# Challenge
Copy every line of the records below that holds the word "this".

# Data records
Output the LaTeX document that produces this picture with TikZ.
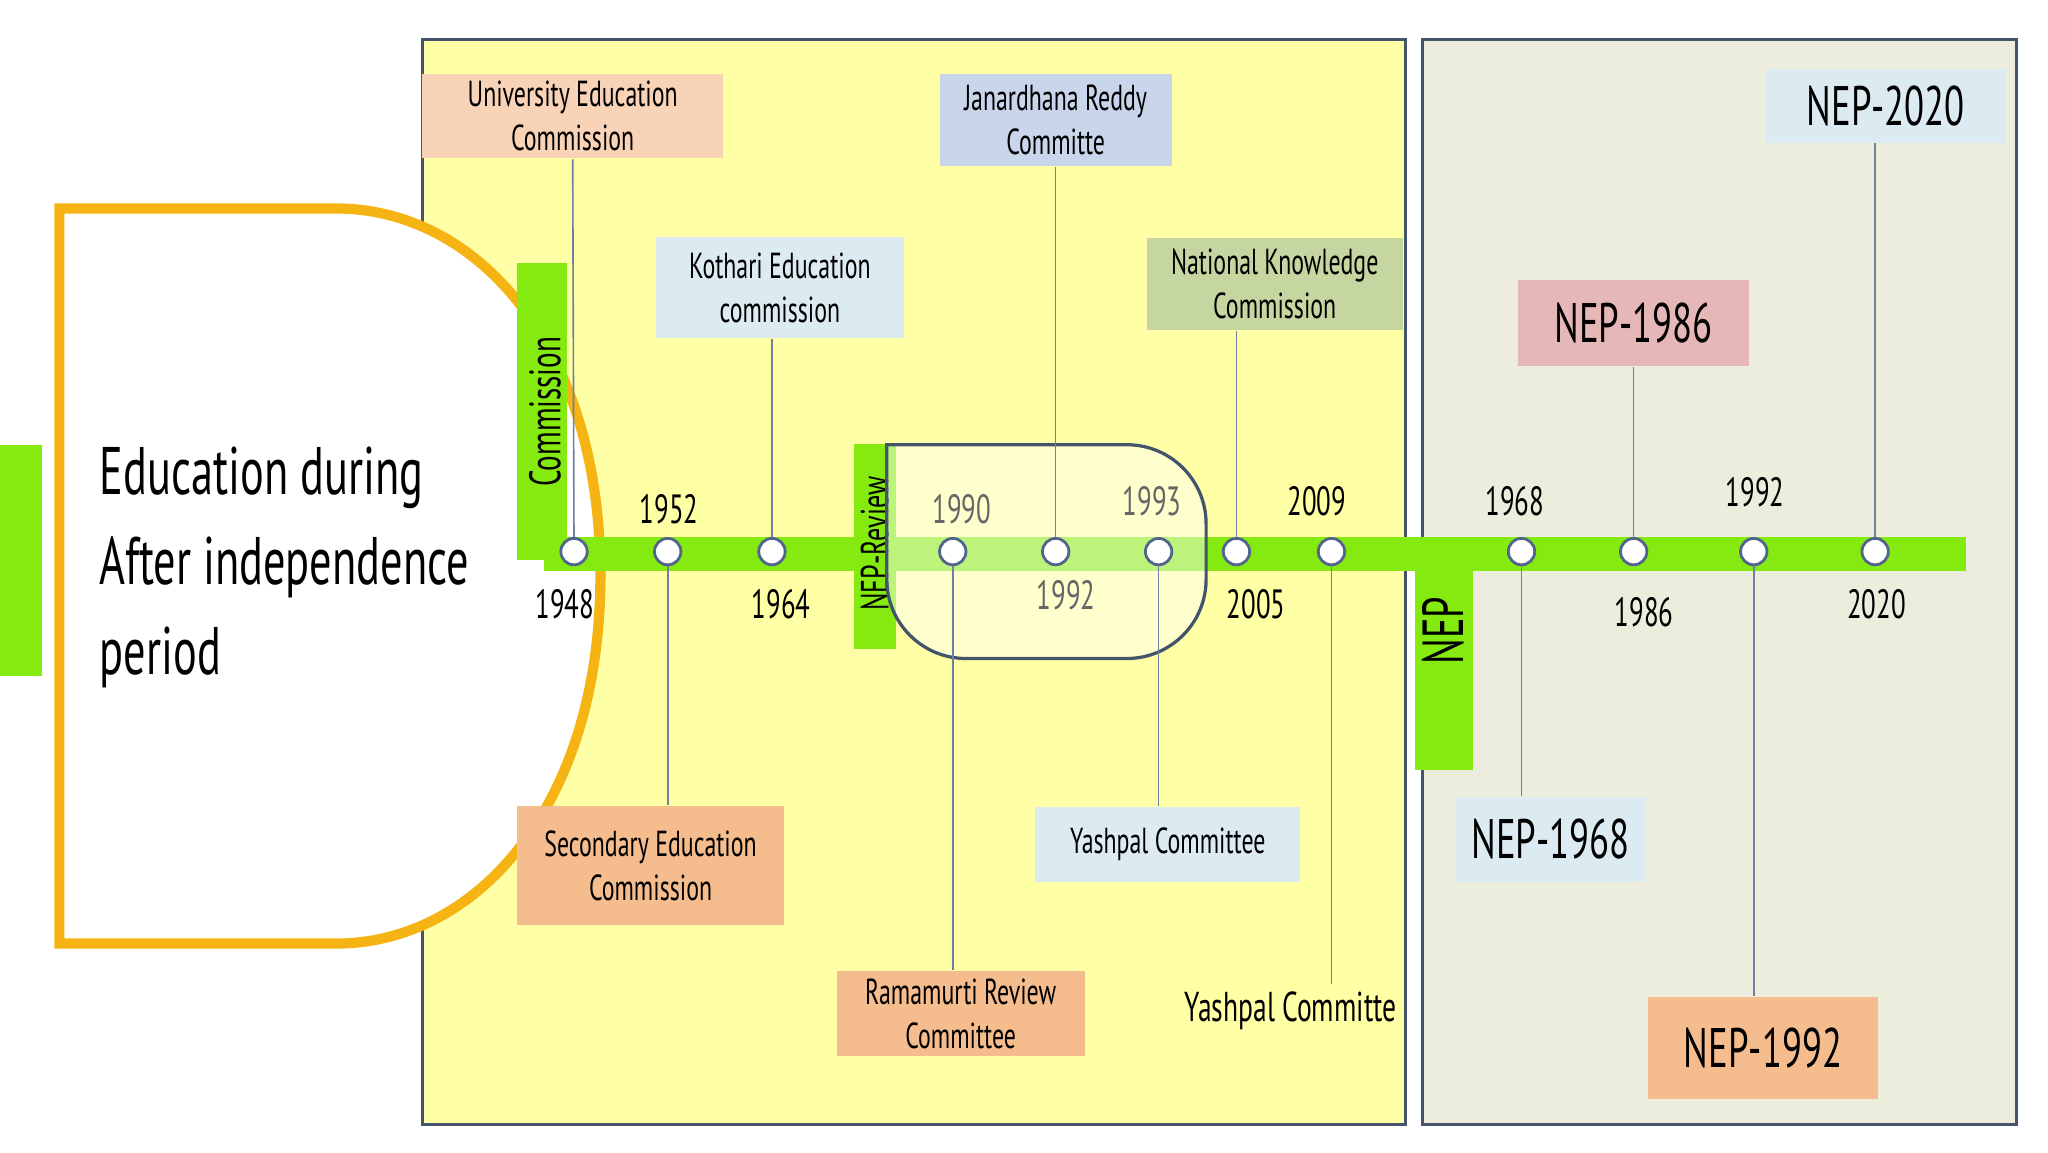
\documentclass[tikz,border=0pt]{standalone}
\usepackage{fontspec}
\setmainfont{PT Sans}[FakeStretch=0.66]
\begin{document}
\begin{tikzpicture}[x=0.1mm,y=-0.1mm,
 lab/.style={font=\fontsize{7.8}{9.5}\selectfont,align=center,inner sep=0pt},
 big/.style={font=\fontsize{12}{14}\selectfont},
 yr/.style={font=\fontsize{8.8}{10}\selectfont},
 dot/.style={circle,draw={rgb,255:red,80;green,100;blue,140},fill=white,line width=0.6pt,minimum size=2mm,inner sep=0pt},
 con/.style={draw={rgb,255:red,110;green,130;blue,160},line width=0.35pt}]
\definecolor{gr}{RGB}{132,234,16}
\definecolor{bd}{RGB}{68,84,106}
\useasboundingbox (0,0) rectangle (1552,873);
\fill[white] (0,0) rectangle (1552,873);
% panels
\draw[fill={rgb,255:red,255;green,255;blue,165},draw=bd,line width=0.7pt] (320,30) rectangle (1065,852);
\draw[fill={rgb,255:red,236;green,237;blue,220},draw=bd,line width=0.7pt] (1078,30) rectangle (1528,852);
% left D shape
\draw[fill=white,draw={rgb,255:red,245;green,180;blue,20},line width=2.2pt] (45,158) -- (255,158) .. controls (360,158) and (455,260) .. (455,436) .. controls (455,612) and (360,715) .. (255,715) -- (45,715) -- cycle;
\fill[gr] (0,337) rectangle (32,512);
\node[anchor=west,align=left,font=\fontsize{14.5}{19.5}\selectfont,inner sep=0pt] (title) at (75,430) {Education during\\After independence\\period};
% timeline
\fill[gr] (412,407) rectangle (1490,433);
\node[fill=gr,minimum width=3.8mm,minimum height=22.5mm,inner sep=0pt] (cb) at (411,312) {};
\node[rotate=90,font=\fontsize{9.5}{11}\selectfont] (ct) at (413,312) {Commission};
\node[fill=gr,minimum width=3.2mm,minimum height=15.5mm,inner sep=0pt] (nb) at (663,414) {};
\node[rotate=90,font=\fontsize{8.5}{10}\selectfont] (nt) at (663,412) {NEP-Review};
\node[fill=gr,minimum width=4.4mm,minimum height=15.1mm,inner sep=0pt] (nepb) at (1094,508) {};
\node[rotate=90,font=\fontsize{12.5}{14}\selectfont] (nept) at (1094,478) {NEP};
\draw[fill=white,fill opacity=0.45,draw=bd,line width=0.7pt,rounded corners=6mm] (672,337) -- (914,337) -- (914,499) -- (672,499) [sharp corners] -- cycle;
% dots
\foreach \n/\x in {a/435,b/506,c/585,d/722,e/800,f/878,g/937,h/1009,i/1153,j/1238,k/1329,l/1421}
  \node[dot] (\n) at (\x,418) {};
% years
\node[yr] at (428,458) {1948};
\node[yr] at (507,386) {1952};
\node[yr] at (592,458) {1964};
\node[yr,black!60] at (729,386) {1990};
\node[yr,black!60] at (808,451) {1992};
\node[yr,black!60] at (873,380) {1993};
\node[yr] at (998,380) {2009};
\node[yr] at (952,458) {2005};
\node[yr] at (1148,380) {1968};
\node[yr] at (1246,464) {1986};
\node[yr] at (1330,373) {1992};
\node[yr] at (1422,458) {2020};
% boxes
\node[lab,fill={rgb,255:red,248;green,211;blue,184},minimum width=22.8mm,minimum height=6.4mm] (ue) at (434,88) {University Education\\Commission};
\node[lab,fill={rgb,255:red,220;green,235;blue,242},minimum width=18.8mm,minimum height=7.7mm] (ke) at (591,218) {Kothari Education\\commission};
\node[lab,fill={rgb,255:red,200;green,213;blue,235},minimum width=17.6mm,minimum height=7mm] (jr) at (800,91) {Janardhana Reddy\\Committe};
\node[lab,fill={rgb,255:red,197;green,214;blue,160},minimum width=19.4mm,minimum height=7mm] (nk) at (966,215) {National Knowledge\\Commission};
\node[big,fill={rgb,255:red,220;green,235;blue,242},minimum width=18.2mm,minimum height=5.6mm,inner sep=0pt] (n20) at (1429,80) {NEP-2020};
\node[big,fill={rgb,255:red,230;green,183;blue,183},minimum width=17.5mm,minimum height=6.5mm,inner sep=0pt] (n86) at (1238,245) {NEP-1986};
\node[lab,fill={rgb,255:red,245;green,188;blue,142},minimum width=20.2mm,minimum height=9mm] (se) at (493,656) {Secondary Education\\Commission};
\node[lab,fill={rgb,255:red,220;green,235;blue,242},minimum width=20.1mm,minimum height=5.7mm] (yc) at (885,640) {Yashpal Committee};
\node[lab,fill={rgb,255:red,245;green,188;blue,142},minimum width=18.8mm,minimum height=6.5mm] (rr) at (728,768) {Ramamurti Review\\Committee};
\node[lab,font=\fontsize{9}{10}\selectfont,minimum height=4mm] (yc2) at (978,766) {Yashpal Committe};
\node[big,fill={rgb,255:red,220;green,235;blue,242},minimum width=14.3mm,minimum height=6.4mm,inner sep=0pt] (n68) at (1175,636) {NEP-1968};
\node[big,fill={rgb,255:red,245;green,188;blue,142},minimum width=17.5mm,minimum height=7.7mm,inner sep=0pt] (n92) at (1336,794) {NEP-1992};
% connectors
\draw[con] (ue.south) -- (a);
\draw[con] (ke.south -| c) -- (c);
\draw[con] (jr.south -| e) -- (e);
\draw[con] (nk.south -| g) -- (g);
\draw[con] (n20.south -| l) -- (l);
\draw[con] (n86.south -| j) -- (j);
\draw[con] (se.north -| b) -- (b);
\draw[con] (yc.north -| f) -- (f);
\draw[con] (rr.north -| d) -- (d);
\draw[con] (yc2.north -| h) -- (h);
\draw[con] (n68.north -| i) -- (i);
\draw[con] (n92.north -| k) -- (k);
\end{tikzpicture}
\end{document}
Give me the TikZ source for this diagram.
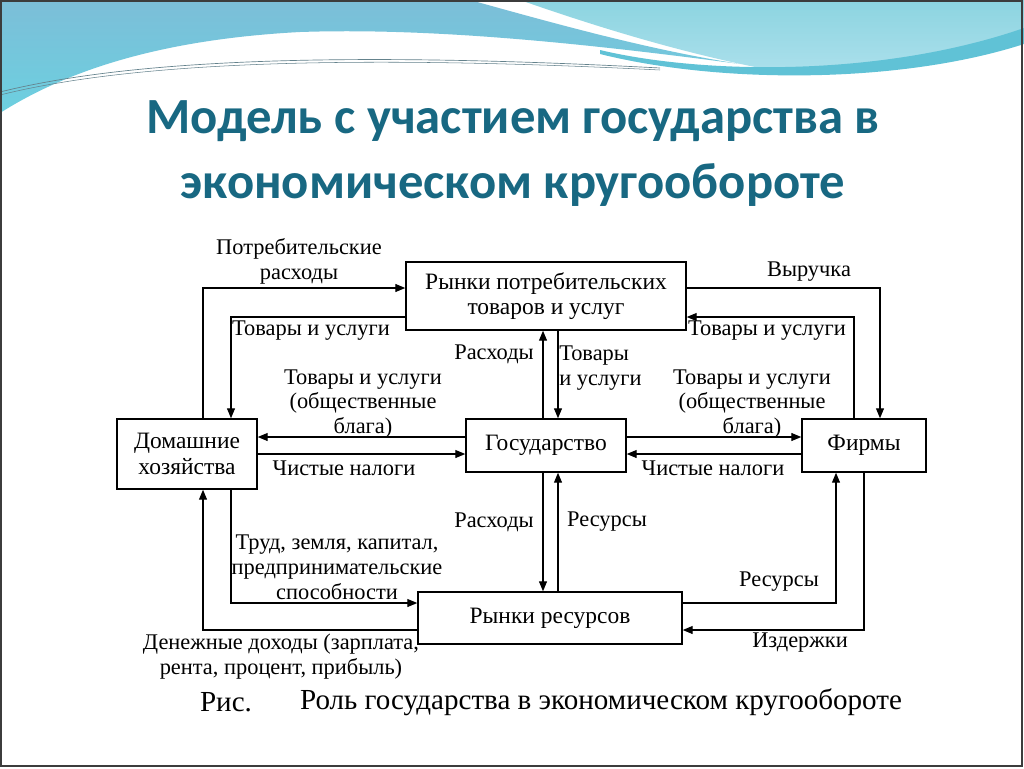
\documentclass[tikz,border=0pt]{standalone}
\usepackage{fontspec}
\setmainfont{Liberation Serif}
\newfontfamily\titlefont{Carlito}
\usetikzlibrary{calc,arrows.meta}
\definecolor{titleteal}{RGB}{24,104,130}
\definecolor{waveA1}{RGB}{124,190,216}
\definecolor{waveA2}{RGB}{108,208,224}
\definecolor{waveB1}{RGB}{140,212,224}
\definecolor{waveB2}{RGB}{172,224,236}
\definecolor{waveC}{RGB}{96,194,214}
\definecolor{waveline}{RGB}{100,130,140}
\definecolor{frame}{RGB}{60,60,60}
\newcommand\lblfont{\fontsize{16.8}{18.6}\selectfont}
\newcommand\boxfont{\fontsize{17.6}{19}\selectfont}
\newcommand\captfont{\fontsize{21.8}{24}\selectfont}
\newcommand\ttlfont{\titlefont\bfseries\fontsize{38}{45}\selectfont}
\begin{document}
\begin{tikzpicture}[x=0.75pt,y=-0.75pt,
  box/.style={draw, line width=1.1pt, inner sep=0pt, align=center, font=\boxfont},
  lab/.style={inner sep=0pt, align=center, font=\lblfont},
  arr/.style={line width=0.9pt, -{Triangle[length=7.5pt,width=6pt]}},
  ttl/.style={inner sep=0pt, font=\ttlfont, text=titleteal},
  capt/.style={inner sep=0pt, font=\captfont}]
\useasboundingbox (0,0) rectangle (1024,768);
\fill[white] (0,0) rectangle (1024,768);
% decorative waves
\shade[top color=waveA1, bottom color=waveA2]
  (0,0) -- (470,0) .. controls (560,25) and (650,50) .. (740,64)
  .. controls (560,40) and (420,28) .. (300,32)
  .. controls (150,40) and (60,75) .. (0,113) -- cycle;
\shade[top color=waveB1, bottom color=waveB2]
  (520,0) -- (1024,0) -- (1024,30) .. controls (950,62) and (850,74) .. (760,68)
  .. controls (680,52) and (600,28) .. (520,0) -- cycle;
\fill[waveC]
  (600,50) .. controls (700,74) and (880,78) .. (1024,28) -- (1024,44)
  .. controls (900,84) and (720,84) .. (600,54) -- cycle;
\draw[waveline, line width=0.5pt] (0,92) .. controls (120,62) and (320,50) .. (660,68);
\draw[waveline, line width=0.4pt] (0,95) .. controls (120,65) and (320,53) .. (660,70);
\draw[frame, line width=1.5pt] (1,1) rectangle (1022,766);
% title
\node[ttl] (t1) at (513,121) {Модель с участием государства в};
\node[ttl] (t2) at (513,185) {экономическом кругообороте};
% boxes
\node[box, minimum width=210pt, minimum height=51pt] (cm) at (546,296) {Рынки потребительских\\товаров и услуг};
\node[box, minimum width=105pt, minimum height=52.5pt] (hh) at (187,454) {Домашние\\хозяйства};
\node[box, minimum width=120pt, minimum height=39.75pt] (gov) at (546,445.5) {Государство};
\node[box, minimum width=93pt, minimum height=39.75pt] (firms) at (864,445.5) {Фирмы};
\node[box, minimum width=198pt, minimum height=39pt] (rm) at (550,618) {Рынки ресурсов};
% outer loop connectors
\draw[arr] ($(hh.north)+(16,0)$) |- ($(cm.west)+(0,-8)$);
\draw[arr] ($(cm.west)+(0,21)$) -| ($(hh.north)+(44,0)$);
\draw[arr] ($(cm.east)+(0,-8)$) -| ($(firms.north)+(16,0)$);
\draw[arr] ($(firms.north)+(-10,0)$) |- ($(cm.east)+(0,21)$);
\draw[arr] ($(hh.south)+(44,0)$) |- ($(rm.west)+(0,-15)$);
\draw[arr] ($(rm.west)+(0,12)$) -| ($(hh.south)+(16,0)$);
\draw[arr] ($(rm.east)+(0,-15)$) -| ($(firms.south)+(-28,0)$);
\draw[arr] (firms.south) |- ($(rm.east)+(0,12)$);
% government vertical connectors
\coordinate (g1) at ($(gov.north)+(-3,0)$);
\coordinate (g2) at ($(gov.north)+(12,0)$);
\coordinate (g3) at ($(gov.south)+(-3,0)$);
\coordinate (g4) at ($(gov.south)+(12,0)$);
\draw[arr] (g1) -- (g1 |- cm.south);
\draw[arr] (g2 |- cm.south) -- (g2);
\draw[arr] (g3) -- (g3 |- rm.north);
\draw[arr] (g4 |- rm.north) -- (g4);
% government horizontal connectors
\coordinate (h1) at ($(gov.west)+(0,-8.5)$);
\coordinate (h2) at ($(gov.west)+(0,8.5)$);
\coordinate (h3) at ($(gov.east)+(0,-8.5)$);
\coordinate (h4) at ($(gov.east)+(0,8.5)$);
\draw[arr] (h1) -- (h1 -| hh.east);
\draw[arr] (h2 -| hh.east) -- (h2);
\draw[arr] (h3) -- (h3 -| firms.west);
\draw[arr] (h4 -| firms.west) -- (h4);
% labels
\node[lab] (l1) at (299,261) {Потребительские\\расходы};
\node[lab] (l2) at (311,331) {Товары и услуги};
\node[lab] (l3) at (363,404) {Товары и услуги\\(общественные\\блага)};
\node[lab] (l4) at (494,354) {Расходы};
\node[lab, anchor=west, align=left] (l5) at (559,368) {Товары\\и услуги};
\node[lab] (l6) at (809,272) {Выручка};
\node[lab] (l7) at (767,331) {Товары и услуги};
\node[lab] (l8) at (752,404) {Товары и услуги\\(общественные\\блага)};
\node[lab] (l9) at (344,468) {Чистые налоги};
\node[lab] (l10) at (713,468) {Чистые налоги};
\node[lab] (l11) at (494,522) {Расходы};
\node[lab] (l12) at (607,522) {Ресурсы};
\node[lab] (l13) at (337,567) {Труд, земля, капитал,\\предпринимательские\\способности};
\node[lab] (l14) at (779,582) {Ресурсы};
\node[lab] (l15) at (800,643) {Издержки};
\node[lab] (l16) at (281,657) {Денежные доходы (зарплата,\\рента, процент, прибыль)};
\node[capt] (c1) at (226,702) {Рис.};
\node[capt] (c2) at (601,702) {Роль государства в экономическом кругообороте};
\end{tikzpicture}
\end{document}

# Finished task
Output the LaTeX document that produces this picture with TikZ.
Give me the TikZ source for this diagram.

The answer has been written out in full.